#### [OBJECTIVE]
Print the lines of the listing below verbatim from its first line through the line bearing "plt.rcParams['font.family'] = ['Open". Any pictures are to be omitted.

#### [DATA]
···

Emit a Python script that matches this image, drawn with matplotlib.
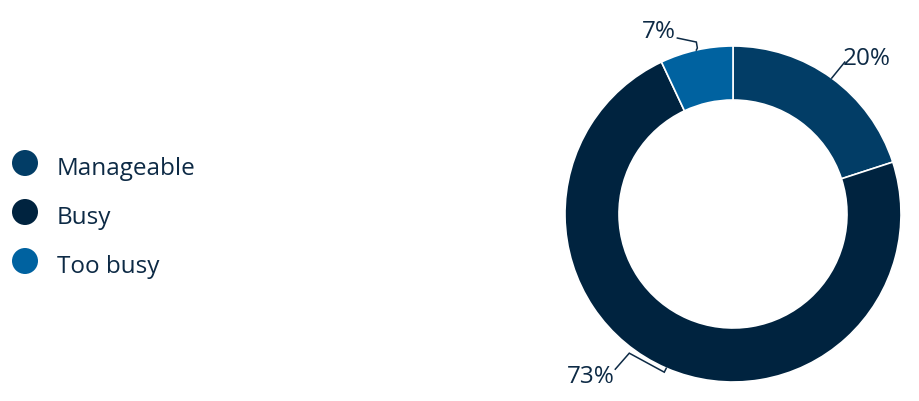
import numpy as np
import matplotlib.pyplot as plt
from matplotlib.patches import Circle

# data
categories = ["Manageable", "Busy", "Too busy"]
shares = [20, 73, 7]
colors = ["#023d66", "#00233f", "#0062a0"]
text_color = "#0d2a45"

W, H = 920, 401
cx, cy = 733, 214      # donut centre in pixels (y down)
r_out, r_in = 168, 114

plt.rcParams['font.family'] = ['Open Sans', 'DejaVu Sans']

fig = plt.figure(figsize=(W / 100, H / 100), dpi=100)
ax = fig.add_axes([0, 0, 1, 1])

ax.pie(shares, colors=colors, startangle=90, counterclock=False,
       radius=r_out, center=(cx, H - cy),
       wedgeprops=dict(width=r_out - r_in, edgecolor='white', linewidth=1.2))

# connector bends (pixel offsets from the slice edge, y down) and label side
connectors = [
    [(0, 0), (13, -16)],
    [(0, 0), (-2, 4), (-37, -15), (-51, 1)],
    [(0, 0), (1, -2), (0, -8), (-19, -12)],
]
label_off = [(-2, 3), (-1, 14), (-1, 0)]   # text anchor from connector end (baseline)
label_ha = ['left', 'right', 'right']

start = 90.0
for i, v in enumerate(shares):
    sweep = 360.0 * v / sum(shares)
    mid = np.radians(start - sweep / 2)
    start -= sweep
    ex = cx + r_out * np.cos(mid)
    ey = cy - r_out * np.sin(mid)
    pts = [(ex + dx, ey + dy) for dx, dy in connectors[i]]
    ax.plot([p[0] for p in pts], [H - p[1] for p in pts],
            color=text_color, lw=1.1, solid_joinstyle='miter')
    tx = pts[-1][0] + label_off[i][0]
    ty = pts[-1][1] + label_off[i][1]
    ax.text(tx, H - ty, f"{v}%", ha=label_ha[i], va='baseline',
            fontsize=17.5, color=text_color)

# legend
for i, name in enumerate(categories):
    ly = 163 + 49 * i
    ax.add_patch(Circle((25, H - ly), 13, color=colors[i], lw=0))
    ax.text(57, H - (ly + 12), name, ha='left', va='baseline', fontsize=17.5,
            color=text_color)

ax.set_xlim(0, W)
ax.set_ylim(0, H)
ax.set_aspect('auto')
ax.axis('off')

fig.savefig('out.png', dpi=100, facecolor='white')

···

#### [ANSWER BELOW]
Emit a Python script that matches this image, drawn with matplotlib.
import numpy as np
import matplotlib.pyplot as plt
from matplotlib.patches import Circle

# data
categories = ["Manageable", "Busy", "Too busy"]
shares = [20, 73, 7]
colors = ["#023d66", "#00233f", "#0062a0"]
text_color = "#0d2a45"

W, H = 920, 401
cx, cy = 733, 214      # donut centre in pixels (y down)
r_out, r_in = 168, 114

plt.rcParams['font.family'] = ['Open Sans', 'DejaVu Sans']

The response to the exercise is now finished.